The FTC tried to strengthen these protections in 2024 with a “Click-to-Cancel” rule that would have required cancellation to be no harder than signing up. A federal appeals court vacated that rule in 2025, finding the FTC had not followed proper rulemaking procedures. As of March 2026, the FTC has issued an Advance Notice of Proposed Rulemaking to revive some version of the rule, but that process will take years to complete. In the meantime, ROSCA’s “simple mechanism” requirement remains the primary federal standard, and the FTC continues to bring enforcement actions under it.

Beyond federal law, more than 30 states have their own automatic renewal statutes. These vary significantly but commonly require businesses to disclose renewal terms clearly before you sign up, send advance notice before an annual subscription renews (often 30 to 60 days ahead), and provide a cost-effective cancellation method. If you subscribed online, several states require the company to let you cancel online as well. Violations of these state laws can give you grounds to demand a refund or void the contract entirely.

Gather What You Need Before You Start

A few minutes of preparation prevents the most common roadblocks. Before you begin the cancellation process, make sure you have your account login credentials, including the email address tied to the service and your current password. If the service uses two-factor authentication, have your phone nearby to receive the verification code. Check your browser’s saved passwords or a password manager if you have forgotten your login details.

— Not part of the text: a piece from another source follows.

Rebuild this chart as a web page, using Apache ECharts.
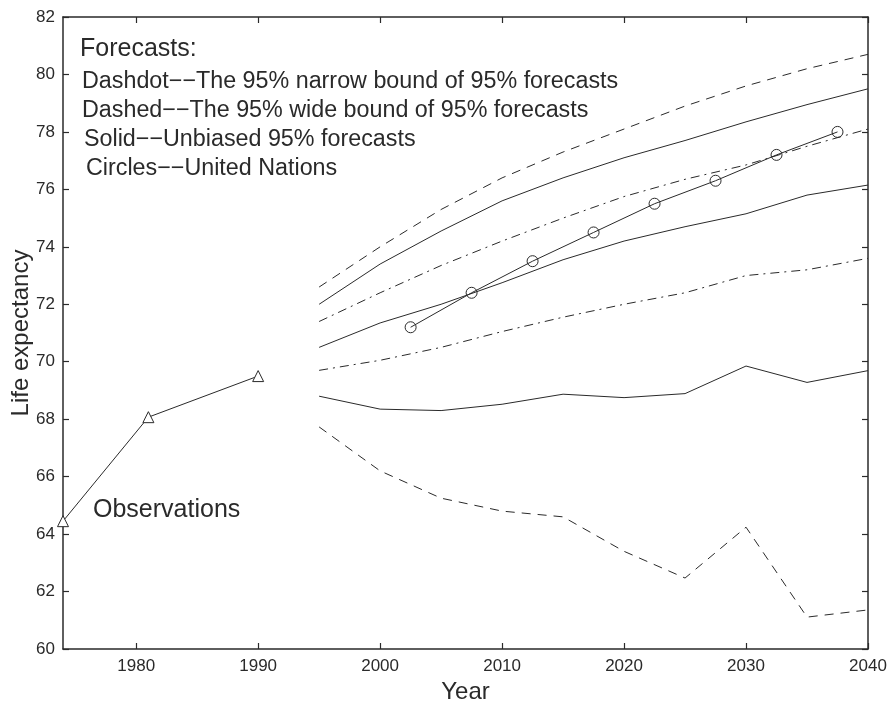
<!DOCTYPE html>
<html>
<head>
<meta charset="utf-8">
<script src="https://cdn.jsdelivr.net/npm/echarts@6/dist/echarts.min.js"></script>
<style>
  html, body { margin: 0; padding: 0; background: #fff; }
  #chart { width: 893px; height: 704px; }
</style>
</head>
<body>
<div id="chart"></div>
<script>
// Observed life expectancy
const obsYears = [1974, 1981, 1990];
const obsValues = [64.45, 68.07, 69.5];

// Forecast horizon (5-year steps)
const fcYears = [1995, 2000, 2005, 2010, 2015, 2020, 2025, 2030, 2035, 2040];
const wideUpper   = [72.6, 74.0, 75.3, 76.4, 77.3, 78.1, 78.9, 79.6, 80.2, 80.7];
const unbiasedUp  = [72.0, 73.4, 74.55, 75.6, 76.4, 77.1, 77.7, 78.35, 78.95, 79.5];
const narrowUpper = [71.4, 72.4, 73.35, 74.2, 75.0, 75.75, 76.35, 76.85, 77.5, 78.1];
const unbiasedMid = [70.5, 71.35, 72.0, 72.75, 73.55, 74.2, 74.7, 75.15, 75.8, 76.15];
const narrowLower = [69.7, 70.05, 70.5, 71.05, 71.55, 72.0, 72.4, 73.0, 73.2, 73.6];
const unbiasedLow = [68.8, 68.35, 68.3, 68.52, 68.87, 68.75, 68.89, 69.85, 69.28, 69.69];
const wideLower   = [67.73, 66.2, 65.25, 64.8, 64.6, 63.4, 62.47, 64.24, 61.11, 61.36];

// United Nations projections
const unYears = [2002.5, 2007.5, 2012.5, 2017.5, 2022.5, 2027.5, 2032.5, 2037.5];
const unValues = [71.2, 72.4, 73.5, 74.5, 75.5, 76.3, 77.2, 78.0];

// Axis ticks
const xTicks = [1980, 1990, 2000, 2010, 2020, 2030, 2040];

const legendLines = [
  'Forecasts:',
  'Dashdot\u2212\u2212The 95% narrow bound of 95% forecasts',
  'Dashed\u2212\u2212The 95% wide bound of 95% forecasts',
  'Solid\u2212\u2212Unbiased 95% forecasts',
  'Circles\u2212\u2212United Nations'
];
const noteText = 'Observations';

const pair = (xs, ys) => xs.map((x, i) => [x, ys[i]]);
const INK = '#2a2a2a';
const FONT = '"Liberation Sans", Arial, Helvetica, sans-serif';
const DASHED = [9, 7];
const DASHDOT = [9, 5, 2, 5];

function lineSeries(name, xs, ys, type, extra) {
  return Object.assign({
    name: name,
    type: 'line',
    data: pair(xs, ys),
    symbol: 'none',
    silent: true,
    animation: false,
    lineStyle: { color: INK, width: 1, type: type }
  }, extra || {});
}

const chart = echarts.init(document.getElementById('chart'), null, { renderer: 'canvas' });

const axisCommon = {
  axisLine: { show: true, lineStyle: { color: INK, width: 1.5 } },
  axisTick: { show: true, inside: true, length: 6, lineStyle: { color: INK, width: 1.2 } },
  splitLine: { show: false }
};
const plain = v => String(v);

chart.setOption({
  backgroundColor: '#ffffff',
  animation: false,
  grid: { left: 63, right: 25, top: 17, bottom: 55, containLabel: false, outerBoundsMode: 'none' },
  xAxis: [
    Object.assign({}, axisCommon, {
      type: 'value', min: 1974, max: 2040, position: 'bottom',
      name: 'Year', nameLocation: 'middle', nameGap: 28,
      nameTextStyle: { fontFamily: FONT, fontSize: 24, color: INK },
      axisTick: Object.assign({}, axisCommon.axisTick, { customValues: xTicks }),
      axisLabel: { customValues: xTicks, formatter: plain, fontFamily: FONT, fontSize: 17, color: INK, margin: 9 }
    }),
    Object.assign({}, axisCommon, {
      type: 'value', min: 1974, max: 2040, position: 'top',
      axisTick: Object.assign({}, axisCommon.axisTick, { customValues: xTicks }),
      axisLabel: { show: false }
    })
  ],
  yAxis: [
    Object.assign({}, axisCommon, {
      type: 'value', min: 60, max: 82, interval: 2, position: 'left',
      name: 'Life expectancy', nameLocation: 'middle', nameGap: 30, nameRotate: 90,
      nameMoveOverlap: false,
      nameTextStyle: { fontFamily: FONT, fontSize: 24, color: INK },
      axisLabel: { formatter: plain, fontFamily: FONT, fontSize: 17, color: INK, margin: 8 }
    }),
    Object.assign({}, axisCommon, {
      type: 'value', min: 60, max: 82, interval: 2, position: 'right',
      axisLabel: { show: false }
    })
  ],
  series: [
    lineSeries('Observations', obsYears, obsValues, 'solid', {
      symbol: 'triangle', symbolSize: 11, clip: false,
      itemStyle: { color: '#fff', borderColor: INK, borderWidth: 1 }
    }),
    lineSeries('Wide upper', fcYears, wideUpper, DASHED),
    lineSeries('Unbiased upper', fcYears, unbiasedUp, 'solid'),
    lineSeries('Narrow upper', fcYears, narrowUpper, DASHDOT),
    lineSeries('Unbiased', fcYears, unbiasedMid, 'solid'),
    lineSeries('Narrow lower', fcYears, narrowLower, DASHDOT),
    lineSeries('Unbiased lower', fcYears, unbiasedLow, 'solid'),
    lineSeries('Wide lower', fcYears, wideLower, DASHED),
    lineSeries('United Nations', unYears, unValues, 'solid', {
      symbol: 'circle', symbolSize: 11,
      itemStyle: { color: 'rgba(255,255,255,0)', borderColor: INK, borderWidth: 1 }
    })
  ],
  graphic: [
    { type: 'text', left: 80, top: 37, style: { text: legendLines[0], font: '25px ' + FONT, fill: INK } },
    { type: 'text', left: 82, top: 70, style: { text: legendLines[1], font: '23.3px ' + FONT, fill: INK } },
    { type: 'text', left: 82, top: 99, style: { text: legendLines[2], font: '23.3px ' + FONT, fill: INK } },
    { type: 'text', left: 84, top: 128, style: { text: legendLines[3], font: '23.3px ' + FONT, fill: INK } },
    { type: 'text', left: 86, top: 157, style: { text: legendLines[4], font: '23.3px ' + FONT, fill: INK } },
    { type: 'text', left: 93, top: 498, style: { text: noteText, font: '25px ' + FONT, fill: INK } }
  ]
});
</script>
</body>
</html>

If you cannot recover your account through the normal login flow, knowing the last four digits of the payment card on file gives you a backup way to verify your identity with customer support. Pull up your most recent bank or credit card statement so you can confirm the exact billing amount, the merchant name, and the charge date. That information tells you who to contact and gives you proof of the billing relationship if any dispute arises later.